_Exercise aim_.
Extract the whole listing as it stands. Do not include the pictures.

## begin Provided material

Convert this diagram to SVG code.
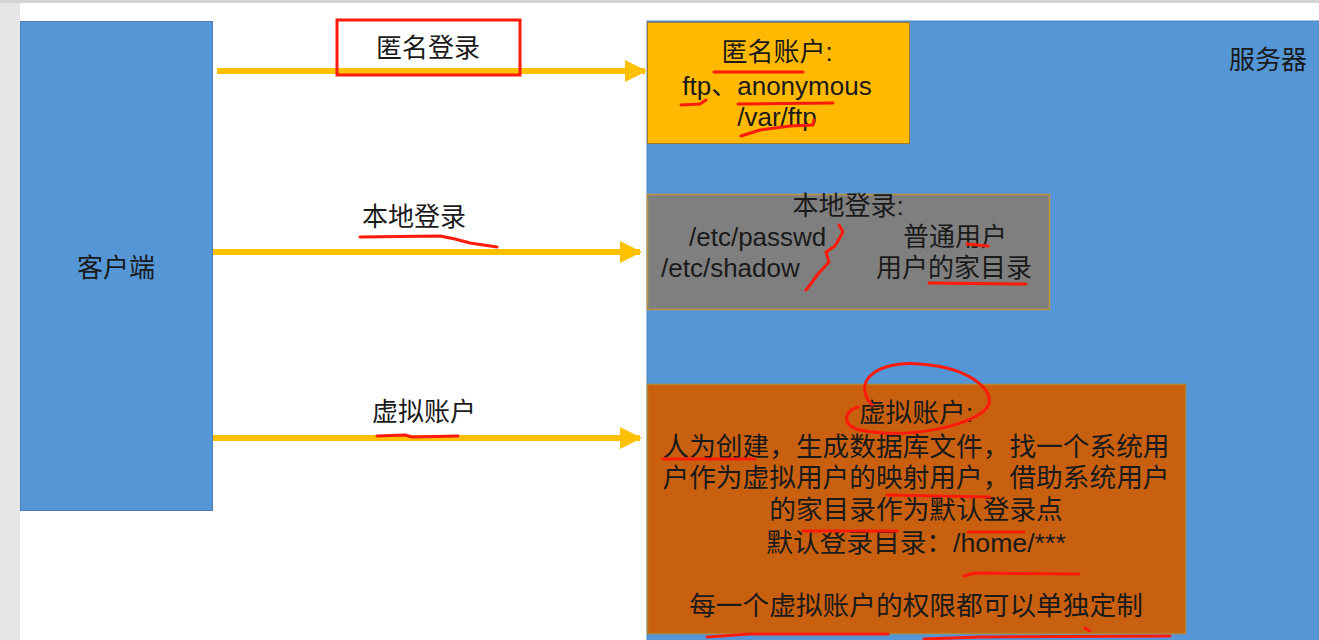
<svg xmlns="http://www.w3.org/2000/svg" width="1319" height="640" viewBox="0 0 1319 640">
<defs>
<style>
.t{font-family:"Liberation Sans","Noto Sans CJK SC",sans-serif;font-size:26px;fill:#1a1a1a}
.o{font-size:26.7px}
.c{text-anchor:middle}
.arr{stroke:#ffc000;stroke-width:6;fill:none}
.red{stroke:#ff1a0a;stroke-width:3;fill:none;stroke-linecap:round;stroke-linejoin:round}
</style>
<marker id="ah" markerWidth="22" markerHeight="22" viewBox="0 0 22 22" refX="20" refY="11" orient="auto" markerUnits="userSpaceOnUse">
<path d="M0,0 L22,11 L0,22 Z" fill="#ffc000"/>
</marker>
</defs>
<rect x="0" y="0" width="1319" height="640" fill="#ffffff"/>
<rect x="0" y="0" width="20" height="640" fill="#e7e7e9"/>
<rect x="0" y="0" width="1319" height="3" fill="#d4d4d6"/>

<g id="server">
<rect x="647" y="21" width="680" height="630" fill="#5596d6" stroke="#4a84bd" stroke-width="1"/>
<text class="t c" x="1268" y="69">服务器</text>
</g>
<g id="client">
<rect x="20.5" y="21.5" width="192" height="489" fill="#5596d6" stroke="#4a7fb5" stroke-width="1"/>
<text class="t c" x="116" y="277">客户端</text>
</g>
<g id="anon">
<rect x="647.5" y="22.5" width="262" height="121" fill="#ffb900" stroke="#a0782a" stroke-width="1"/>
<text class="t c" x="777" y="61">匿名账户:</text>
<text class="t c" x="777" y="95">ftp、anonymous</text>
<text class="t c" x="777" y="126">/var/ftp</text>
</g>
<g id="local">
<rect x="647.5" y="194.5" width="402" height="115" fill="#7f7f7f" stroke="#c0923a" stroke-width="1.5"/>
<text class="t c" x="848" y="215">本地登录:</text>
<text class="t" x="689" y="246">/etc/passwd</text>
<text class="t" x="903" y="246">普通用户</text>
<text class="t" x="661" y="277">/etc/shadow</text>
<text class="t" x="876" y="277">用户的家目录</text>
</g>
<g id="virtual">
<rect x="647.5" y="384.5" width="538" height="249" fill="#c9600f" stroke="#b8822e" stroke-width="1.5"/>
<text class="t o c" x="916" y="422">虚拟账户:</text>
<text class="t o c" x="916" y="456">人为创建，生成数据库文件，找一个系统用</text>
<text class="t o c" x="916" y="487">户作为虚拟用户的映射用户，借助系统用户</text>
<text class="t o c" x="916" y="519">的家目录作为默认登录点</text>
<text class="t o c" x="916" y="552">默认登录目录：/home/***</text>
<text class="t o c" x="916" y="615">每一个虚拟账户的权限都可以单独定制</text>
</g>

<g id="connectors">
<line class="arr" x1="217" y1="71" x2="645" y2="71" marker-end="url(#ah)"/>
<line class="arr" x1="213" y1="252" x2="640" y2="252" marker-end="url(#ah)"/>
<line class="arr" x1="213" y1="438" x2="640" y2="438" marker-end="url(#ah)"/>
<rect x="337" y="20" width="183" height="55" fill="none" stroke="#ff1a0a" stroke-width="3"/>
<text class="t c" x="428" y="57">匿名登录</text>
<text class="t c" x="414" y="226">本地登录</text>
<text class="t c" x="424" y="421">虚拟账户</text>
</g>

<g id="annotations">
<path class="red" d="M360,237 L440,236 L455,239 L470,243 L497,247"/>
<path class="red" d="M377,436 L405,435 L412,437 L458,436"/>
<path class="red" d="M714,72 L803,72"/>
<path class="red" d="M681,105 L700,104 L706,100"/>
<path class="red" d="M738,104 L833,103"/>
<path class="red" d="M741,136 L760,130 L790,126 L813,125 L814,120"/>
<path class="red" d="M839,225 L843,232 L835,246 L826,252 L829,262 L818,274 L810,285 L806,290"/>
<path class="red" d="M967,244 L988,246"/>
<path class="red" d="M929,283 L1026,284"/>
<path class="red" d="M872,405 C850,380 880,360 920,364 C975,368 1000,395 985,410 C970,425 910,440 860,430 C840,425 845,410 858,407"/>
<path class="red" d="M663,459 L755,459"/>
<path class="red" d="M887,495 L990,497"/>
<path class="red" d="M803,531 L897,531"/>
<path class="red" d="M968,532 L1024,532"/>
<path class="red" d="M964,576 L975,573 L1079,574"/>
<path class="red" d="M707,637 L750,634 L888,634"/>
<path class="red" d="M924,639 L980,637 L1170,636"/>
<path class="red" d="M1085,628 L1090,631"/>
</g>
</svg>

## end Provided material

_The response_.
Convert this diagram to SVG code.
<svg xmlns="http://www.w3.org/2000/svg" width="1319" height="640" viewBox="0 0 1319 640">
<defs>
<style>
.t{font-family:"Liberation Sans","Noto Sans CJK SC",sans-serif;font-size:26px;fill:#1a1a1a}
.o{font-size:26.7px}
.c{text-anchor:middle}
.arr{stroke:#ffc000;stroke-width:6;fill:none}
.red{stroke:#ff1a0a;stroke-width:3;fill:none;stroke-linecap:round;stroke-linejoin:round}
</style>
<marker id="ah" markerWidth="22" markerHeight="22" viewBox="0 0 22 22" refX="20" refY="11" orient="auto" markerUnits="userSpaceOnUse">
<path d="M0,0 L22,11 L0,22 Z" fill="#ffc000"/>
</marker>
</defs>
<rect x="0" y="0" width="1319" height="640" fill="#ffffff"/>
<rect x="0" y="0" width="20" height="640" fill="#e7e7e9"/>
<rect x="0" y="0" width="1319" height="3" fill="#d4d4d6"/>

<g id="server">
<rect x="647" y="21" width="680" height="630" fill="#5596d6" stroke="#4a84bd" stroke-width="1"/>
<text class="t c" x="1268" y="69">服务器</text>
</g>
<g id="client">
<rect x="20.5" y="21.5" width="192" height="489" fill="#5596d6" stroke="#4a7fb5" stroke-width="1"/>
<text class="t c" x="116" y="277">客户端</text>
</g>
<g id="anon">
<rect x="647.5" y="22.5" width="262" height="121" fill="#ffb900" stroke="#a0782a" stroke-width="1"/>
<text class="t c" x="777" y="61">匿名账户:</text>
<text class="t c" x="777" y="95">ftp、anonymous</text>
<text class="t c" x="777" y="126">/var/ftp</text>
</g>
<g id="local">
<rect x="647.5" y="194.5" width="402" height="115" fill="#7f7f7f" stroke="#c0923a" stroke-width="1.5"/>
<text class="t c" x="848" y="215">本地登录:</text>
<text class="t" x="689" y="246">/etc/passwd</text>
<text class="t" x="903" y="246">普通用户</text>
<text class="t" x="661" y="277">/etc/shadow</text>
<text class="t" x="876" y="277">用户的家目录</text>
</g>
<g id="virtual">
<rect x="647.5" y="384.5" width="538" height="249" fill="#c9600f" stroke="#b8822e" stroke-width="1.5"/>
<text class="t o c" x="916" y="422">虚拟账户:</text>
<text class="t o c" x="916" y="456">人为创建，生成数据库文件，找一个系统用</text>
<text class="t o c" x="916" y="487">户作为虚拟用户的映射用户，借助系统用户</text>
<text class="t o c" x="916" y="519">的家目录作为默认登录点</text>
<text class="t o c" x="916" y="552">默认登录目录：/home/***</text>
<text class="t o c" x="916" y="615">每一个虚拟账户的权限都可以单独定制</text>
</g>

<g id="connectors">
<line class="arr" x1="217" y1="71" x2="645" y2="71" marker-end="url(#ah)"/>
<line class="arr" x1="213" y1="252" x2="640" y2="252" marker-end="url(#ah)"/>
<line class="arr" x1="213" y1="438" x2="640" y2="438" marker-end="url(#ah)"/>
<rect x="337" y="20" width="183" height="55" fill="none" stroke="#ff1a0a" stroke-width="3"/>
<text class="t c" x="428" y="57">匿名登录</text>
<text class="t c" x="414" y="226">本地登录</text>
<text class="t c" x="424" y="421">虚拟账户</text>
</g>

<g id="annotations">
<path class="red" d="M360,237 L440,236 L455,239 L470,243 L497,247"/>
<path class="red" d="M377,436 L405,435 L412,437 L458,436"/>
<path class="red" d="M714,72 L803,72"/>
<path class="red" d="M681,105 L700,104 L706,100"/>
<path class="red" d="M738,104 L833,103"/>
<path class="red" d="M741,136 L760,130 L790,126 L813,125 L814,120"/>
<path class="red" d="M839,225 L843,232 L835,246 L826,252 L829,262 L818,274 L810,285 L806,290"/>
<path class="red" d="M967,244 L988,246"/>
<path class="red" d="M929,283 L1026,284"/>
<path class="red" d="M872,405 C850,380 880,360 920,364 C975,368 1000,395 985,410 C970,425 910,440 860,430 C840,425 845,410 858,407"/>
<path class="red" d="M663,459 L755,459"/>
<path class="red" d="M887,495 L990,497"/>
<path class="red" d="M803,531 L897,531"/>
<path class="red" d="M968,532 L1024,532"/>
<path class="red" d="M964,576 L975,573 L1079,574"/>
<path class="red" d="M707,637 L750,634 L888,634"/>
<path class="red" d="M924,639 L980,637 L1170,636"/>
<path class="red" d="M1085,628 L1090,631"/>
</g>
</svg>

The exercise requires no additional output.